FORT SHAFTER, Hawaii--U.S. Army Pacific has a new command policy regarding suicide that broadens the attack on suicide stigma, and addresses the human element in training and preparedness.
"We are missing the 'human element' in training," said Dr. Michelle Linn-Gust, former president of the American Association of Suicidology, who recently engaged more than 1000 Soldiers in Hawaii, including senior leaders on the subject of "Understanding the Language of Suicide."
Linn-Gust fully engaged in talking to audiences and they were equal to the task; they told Linn-Gust exactly what they thought.
From those exchanges she remarked that our Soldiers know about warning signs and risk factors well enough.
In response the command is addressing her observations which are reflected in a new command policy on suicide prevention and health promotion.
USARPAC has lost ten Soldiers in 2013, while the total Army has lost 278 as of DEC 2.

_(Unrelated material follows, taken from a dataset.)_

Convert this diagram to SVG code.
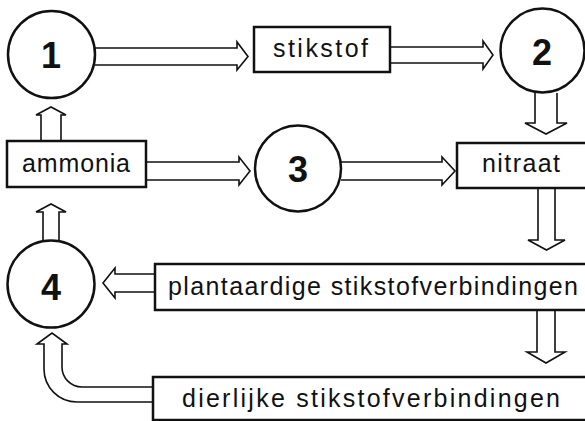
<svg xmlns="http://www.w3.org/2000/svg" width="585" height="421" viewBox="0 0 585 421">
<style>
.box{fill:#fff;stroke:#111;stroke-width:2.5}
.circ{fill:#fff;stroke:#111;stroke-width:2.5}
.arr{fill:#fff;stroke:#111;stroke-width:1.6;stroke-linejoin:miter}
.lbl{font-family:"Liberation Sans",Arial,sans-serif;font-size:25px;fill:#111}
.num{font-family:"Liberation Sans",Arial,sans-serif;font-size:36px;font-weight:bold;fill:#111;text-anchor:middle}
</style>
<rect width="585" height="421" fill="#fff"/>
<g id="connectors">
<path class="arr" d="M95,48 L237,48 L237,42 L248,56.5 L237,70 L237,65 L95,65"/>
<path class="arr" d="M390,47 L483,47 L483,41 L493,55 L483,69 L483,63 L390,63"/>
<path class="arr" d="M535,93 L535,123 L525,123 L546,134 L567,123 L557,123 L557,93"/>
<path class="arr" d="M146,162 L239,162 L239,157 L250,171 L239,185 L239,180 L146,180"/>
<path class="arr" d="M341,162 L442,162 L442,157 L455,171 L442,185 L442,180 L341,180"/>
<path class="arr" d="M41,141 L41,115 L36,115 L51,107 L66,115 L61,115 L61,141"/>
<path class="arr" d="M43,240 L43,212 L36,212 L51,204 L66,212 L59,212 L59,240"/>
<path class="arr" d="M538,188 L538,240 L528,240 L546.5,250 L565,240 L555,240 L555,188"/>
<path class="arr" d="M537,310 L537,352 L527,352 L546,363 L565,352 L555,352 L555,310"/>
<path class="arr" d="M155,274 L115,274 L115,268 L103,283 L115,298 L115,292 L155,292"/>
<path class="arr" d="M153,387 L82,387 A20,20 0 0 1 62,367 L62,344 L67,344 L52,333 L37,344 L44,344 L44,369 A33,33 0 0 0 77,402 L153,402"/>
</g>
<g id="n1"><circle class="circ" cx="51.5" cy="54.5" r="43.5"/><text class="num" x="51" y="68">1</text></g>
<g id="n2"><circle class="circ" cx="542.5" cy="50.5" r="42"/><text class="num" x="542" y="65">2</text></g>
<g id="n3"><circle class="circ" cx="298" cy="168.5" r="43"/><text class="num" x="298" y="182">3</text></g>
<g id="n4"><circle class="circ" cx="51" cy="284" r="43.5"/><text class="num" x="51" y="300">4</text></g>
<g id="stikstof"><rect class="box" x="254" y="27" width="136" height="45"/><text class="lbl" x="273" y="57" textLength="95" lengthAdjust="spacing">stikstof</text></g>
<g id="ammonia"><rect class="box" x="7" y="141" width="139" height="46"/><text class="lbl" x="22" y="172" textLength="108" lengthAdjust="spacing">ammonia</text></g>
<g id="nitraat"><rect class="box" x="457" y="143" width="140" height="45"/><text class="lbl" x="482" y="172" textLength="78" lengthAdjust="spacing">nitraat</text></g>
<g id="plantaardige"><rect class="box" x="155" y="264" width="440" height="46"/><text class="lbl" x="168" y="295" textLength="410" lengthAdjust="spacing">plantaardige stikstofverbindingen</text></g>
<g id="dierlijke"><rect class="box" x="153" y="377" width="440" height="43"/><text class="lbl" x="182" y="407" textLength="378" lengthAdjust="spacing">dierlijke stikstofverbindingen</text></g>
</svg>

"What statistics fail to do is encourage people to help each other to provide human connection," said Linn-Gust. "Instead, there is a great fear within our Army to ask for or give help. This two sided fear disables connections increasing risk. Perhaps stigma is to blame?"
Linn-Gust followed a general outline that presented some ideas on how to limit the effects of stigma.

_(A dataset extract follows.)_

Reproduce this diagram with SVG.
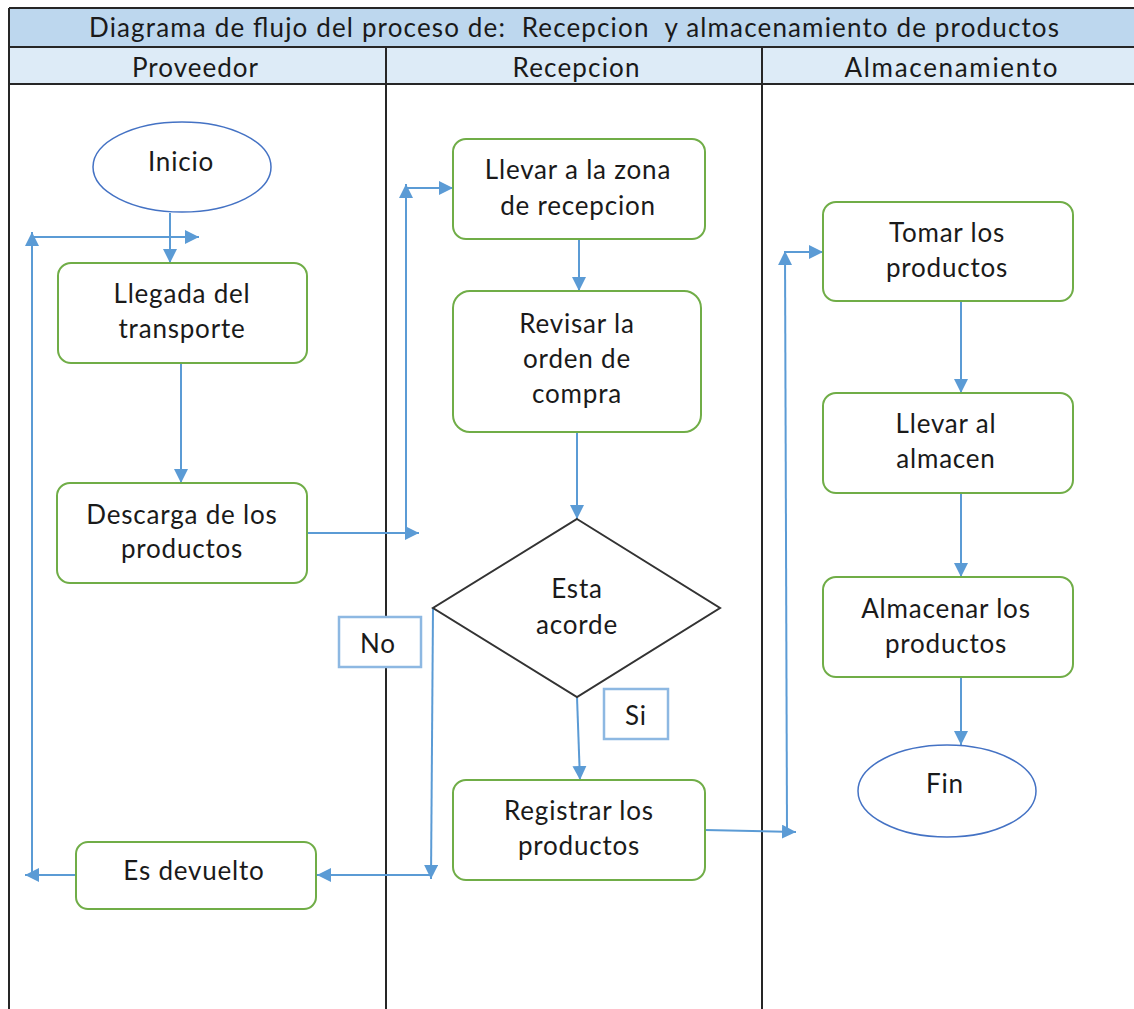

She informed all three sessions how using inappropriate terms can perpetuate stigma. For example, the term, "committed suicide" equated the act of taking one's own life as a sin and shaming to the family. She suggested using, "died by suicide" as a best choice.
Linn-Gust said she wanted people to know that suicide is a tragedy not a sin. Rather, we need to understand the suicidal mind is trapped in a hopeless place unable to see a future without pain.

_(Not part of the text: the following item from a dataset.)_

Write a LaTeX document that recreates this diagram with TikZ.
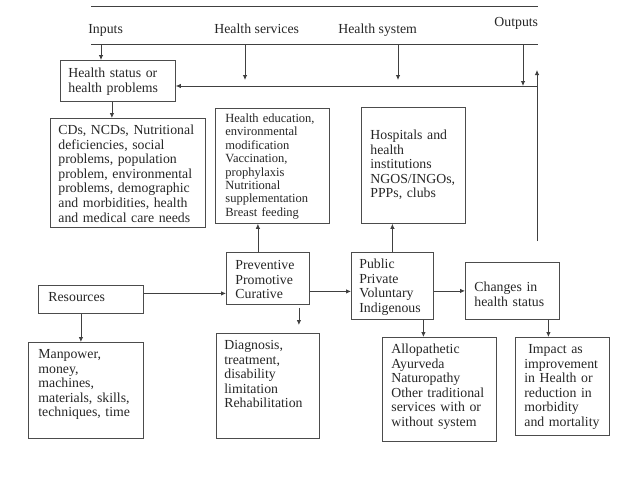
\documentclass[tikz,border=0pt]{standalone}
\usepackage{fontspec}
\setmainfont{Liberation Serif}
\usetikzlibrary{arrows.meta}

\newcommand{\boxfont}{\fontsize{13.8}{14.6}\selectfont}
\newcommand{\smallboxfont}{\fontsize{12.5}{13.4}\selectfont}

\tikzset{
  box/.style={draw=black!70, anchor=north west, align=left, inner ysep=0pt,
    text=black!85, font=\boxfont},
  head/.style={anchor=base west, inner sep=0pt, text=black!85, font=\boxfont},
  link/.style={color=black!75},
}

\begin{document}
\begin{tikzpicture}[x=1pt, y=-1pt, line width=0.8pt, >={Latex[length=5pt,width=4.5pt]}]
        \useasboundingbox (0,0) rectangle (638,479);

        % header with the four stages
        \coordinate (topL) at (91,6);
        \coordinate (topR) at (538,6);
        \coordinate (midL) at (91,44);
        \coordinate (midR) at (538,44);
        \node[head] at (88,33)(inputs){Inputs};
        \node[head] at (214,33)(services){Health services};
        \node[head] at (338,33)(system){Health system};
        \node[head] at (494,27)(outputs){Outputs};
        \draw[link] (topL) -- (topR);
        \draw[link] (midL) -- (midR);

        % boxes
        \node[box, inner xsep=8pt, text width=99pt, text height=17pt, text depth=24pt] at (60,60)(status)
            {Health status or\\health problems};
        \node[box, inner xsep=8pt, text width=139pt, text height=16pt, text depth=93pt] at (50,118)(problems)
            {CDs, NCDs, Nutritional\\deficiencies, social\\problems, population\\problem, environmental\\problems, demographic\\and morbidities, health\\and medical care needs};
        \node[box, font=\smallboxfont, inner xsep=10pt, text width=94pt, text height=14pt, text depth=101pt] at (215,108)(education)
            {Health education,\\environmental\\modification\\Vaccination,\\prophylaxis\\Nutritional\\supplementation\\Breast feeding};
        \node[box, inner xsep=9pt, text width=86pt, text height=32pt, text depth=84pt] at (361,107)(hospitals)
            {Hospitals and\\health\\institutions\\NGOS/INGOs,\\PPPs, clubs};
        \node[box, inner xsep=9pt, text width=65pt, text height=17pt, text depth=35pt] at (226,252)(care)
            {Preventive\\Promotive\\Curative};
        \node[box, inner xsep=10pt, text width=85pt, text height=16pt, text depth=12pt] at (38,285)(resources)
            {Resources};
        \node[box, inner xsep=10pt, text width=95pt, text height=16pt, text depth=80pt] at (28,342)(manpower)
            {Manpower,\\money,\\machines,\\materials, skills,\\techniques, time};
        \node[box, inner xsep=8pt, text width=87pt, text height=16pt, text depth=89pt] at (216,333)(diagnosis)
            {Diagnosis,\\treatment,\\disability\\limitation\\Rehabilitation};
        \node[box, inner xsep=8pt, text width=66pt, text height=16pt, text depth=51pt] at (351,252)(sectors)
            {Public\\Private\\Voluntary\\Indigenous};
        \node[box, inner xsep=9pt, text width=76pt, text height=29pt, text depth=28pt] at (465,262)(changes)
            {Changes in\\health status};
        \node[box, inner xsep=9pt, text width=96pt, text height=16pt, text depth=88pt] at (382,337)(systems)
            {Allopathetic\\Ayurveda\\Naturopathy\\Other traditional\\services with or\\without system};
        \node[box, inner xsep=9pt, text width=76pt, text height=16pt, text depth=82pt] at (515,337)(impact)
            {\hspace{4pt}Impact as\\improvement\\in Health or\\reduction in\\morbidity\\and mortality};

        % free ends of the feedback loop
        \coordinate (inputsTop) at (101,44);
        \coordinate (servicesTop) at (245,44);
        \coordinate (servicesEnd) at (245,80);
        \coordinate (systemTop) at (398,44);
        \coordinate (systemEnd) at (398,80);
        \coordinate (outputsTop) at (523,44);
        \coordinate (outputsEnd) at (523,86);
        \coordinate (loopRight) at (537,86);
        \coordinate (loopBottom) at (537,241);
        \coordinate (loopTop) at (537,70);

        \path[->, link]
        (inputsTop) edge (inputsTop |- status.north)
        (servicesTop) edge (servicesEnd)
        (systemTop) edge (systemEnd)
        (outputsTop) edge (outputsEnd)
        (loopRight) edge (loopRight -| status.east)
        (loopBottom) edge (loopTop)
        ([xshift=-6pt]status.south) edge ([xshift=-6pt]status.south |- problems.north)
        ([xshift=-10pt]care.north) edge ([xshift=-10pt]care.north |- education.south)
        ([yshift=6pt]resources.east) edge ([yshift=6pt]resources.east -| care.west)
        ([xshift=-10pt]resources.south) edge ([xshift=-10pt]resources.south |- manpower.north)
        ([xshift=31pt]care.south) edge [shorten <=3pt, shorten >=8pt] ([xshift=31pt]care.south |- diagnosis.north)
        ([yshift=-13pt]care.east) edge ([yshift=-13pt]care.east -| sectors.west)
        (sectors.north) edge (sectors.north |- hospitals.south)
        ([yshift=-5pt]sectors.east) edge ([yshift=-5pt]sectors.east -| changes.west)
        ([xshift=31pt]sectors.south) edge ([xshift=31pt]sectors.south |- systems.north)
        ([xshift=-14pt]impact.north |- changes.south) edge ([xshift=-14pt]impact.north)
        ;
    \end{tikzpicture}
\end{document}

A counter to the psychological pain of suicide starts with caring, Linn-Gust said. She noted to command that Soldiers need training very early in their Army lives on how to show caring as well as self-care. "After all, "she asked rhetorically," Aren't they the future of the Army?"
She said it was clear commanders overall care for their Soldiers. However, the perception of Soldiers does not always coincide with this reality.
Among the possible factors blocking a caring attitude and exposed in all three meetings she saw an overall loss of trust in our Army. Others felt a loss of empowerment to correct potentially toxic situations. Soldiers feel disconnected as a result of this environment. The real common thread, according to Linn-Gust, was fear.
"Many Soldiers fear retaliation for speaking out. Some fear loss of status or position if they seek help. Soldiers fear leadership isn't concerned about their wellbeing," said Linn-Gust.
The policy is clear that there will be no retaliation or repercussions for seeking help. In fact there is consensus from leadership that coming forward for help is to be rewarded as this demonstrates a new level of strength.
Overall the guidance addressing these concerns is that the command will build a caring and open atmosphere to foster communication. Leaders will keep working at the caring level toward having a command where all leaders will attack stigma.
The bottom line is, commanders across USARPAC will encourage help-seeking behaviors and attack stigma wherever they find it.